Here’s a film about an egomaniac who manipulates his audience by preying on their increasingly paranoid superstitions and prejudices. Elevated from a lowbrow showman to a community leader, he convinces his unwavering followers to do awful things simply by pointing a finger, making wild claims, and being the loudest voice. He thrives on their attention, as well as validation from the media. Herriman manages one of the more detestable roles in recent memory, despite playing Charles Manson, twice. Foulkes doesn’t need to spell it out further; her remarks about certain fascistic, showman political leaders are clear enough. Then again, the people of Seaside were awful before Punch arrived. They have a long history of frightening off anyone who doesn’t look or behave like everyone else. When Judy awakens, she finds herself in the care of several banished women who run a nomadic camp in the woods.

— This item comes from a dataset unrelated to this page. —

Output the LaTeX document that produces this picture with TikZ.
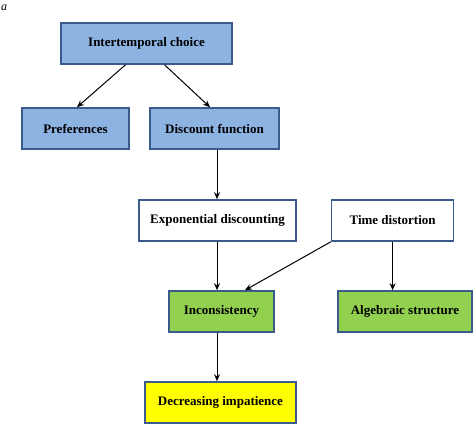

Some have been accused of witchcraft; others simply look larger or smaller than average. Whatever the reason, they live like rogues in Sherwood Forest, and Judy soon becomes the Robin Hood who leads them out against the resident megalomaniac.
Judy & Punch’s modern-day parallels go beyond its political reflection of our times; Foulkes also employs a bizarre sense of humor that feels post-modern and ironic, if not referential at times. When Punch gives a speech to spectators of an execution, he quotes 2000’s Gladiator (“Father to a murdered son, husband to a murdered wife—I will have my vengeance, in this life or the next”), a moment Foulkes uses to demonstrate how he sees himself as the hero. After all, he’s been the central figure in a piece of children’s entertainment for hundreds of years, supplying an example that domestic violence and male aggression deserve applause. In any case, Foulkes saturates her film with period-inappropriate language and odd formal touches, lending the experience a wonderful comedic edge that embraces the story’s roots in escapism but also adds a touch of absurdity. For instance, the local bar goes by the name McDrinky’s, and there’s at least one death that is equally horrific and riotous.
Far from historically accurate to any specific time and place, Judy & Punch takes playful artistic liberties in its mise-en-scène. François Tétaz’s music ranges from an electronic beat during the opening credits to a plucking, jolly tempo as things go disastrously wrong. Elsewhere, Foulkes uses a Leonard Coen song and some Bach to heighten scenes. The score recalls Michael Nyman and Damon Albarn’s strange yet amusing music for Ravenous (1999), which leaves the viewer unsure whether to laugh or gasp. Isn’t that how we’re supposed to feel watching Punch & Judy or Judy & Punch? Elsewhere, costume designer Edie Kurzer and production designer Josephine Ford create a rich assemblage of earth tones and crimson reds, which d.p. Stefan Duscio captures with textured digital detail. But a keen eye will notice flourishes that do not belong in this setting, intentionally so. And don’t bother trying to figure out how Judy accomplishes some of her acrobatic feats in the last-third, like a hooded figure out of Assassin’s Creed. It’s enough to know she has claimed a place as the hero of her story.
“You all live daily with the fear of your own difference,” proclaims Judy to a crowd of onlookers. Wasikowska, far better at giving speeches here than her appearances in Tim Burton’s awful Alice in Wonderland movies, makes a stirring feminist hero. She accomplished something similar in the underseen Damsel from 2018, where she played another kind of revisionist trope. And while Judy & Punch couldn’t be called subtle in its application of such contemporary rhetoric, it offers a necessary evaluation of a story whose venerable history remains troublesome. Foulkes uses the cinema as her modern puppet theater to identify patterns of violence against women, intolerant crowds, and self-obsessed leaders, and her debut questions them. She fashions a darkly funny film to entertain and comment, turning the tables on tradition in delightful and significant ways.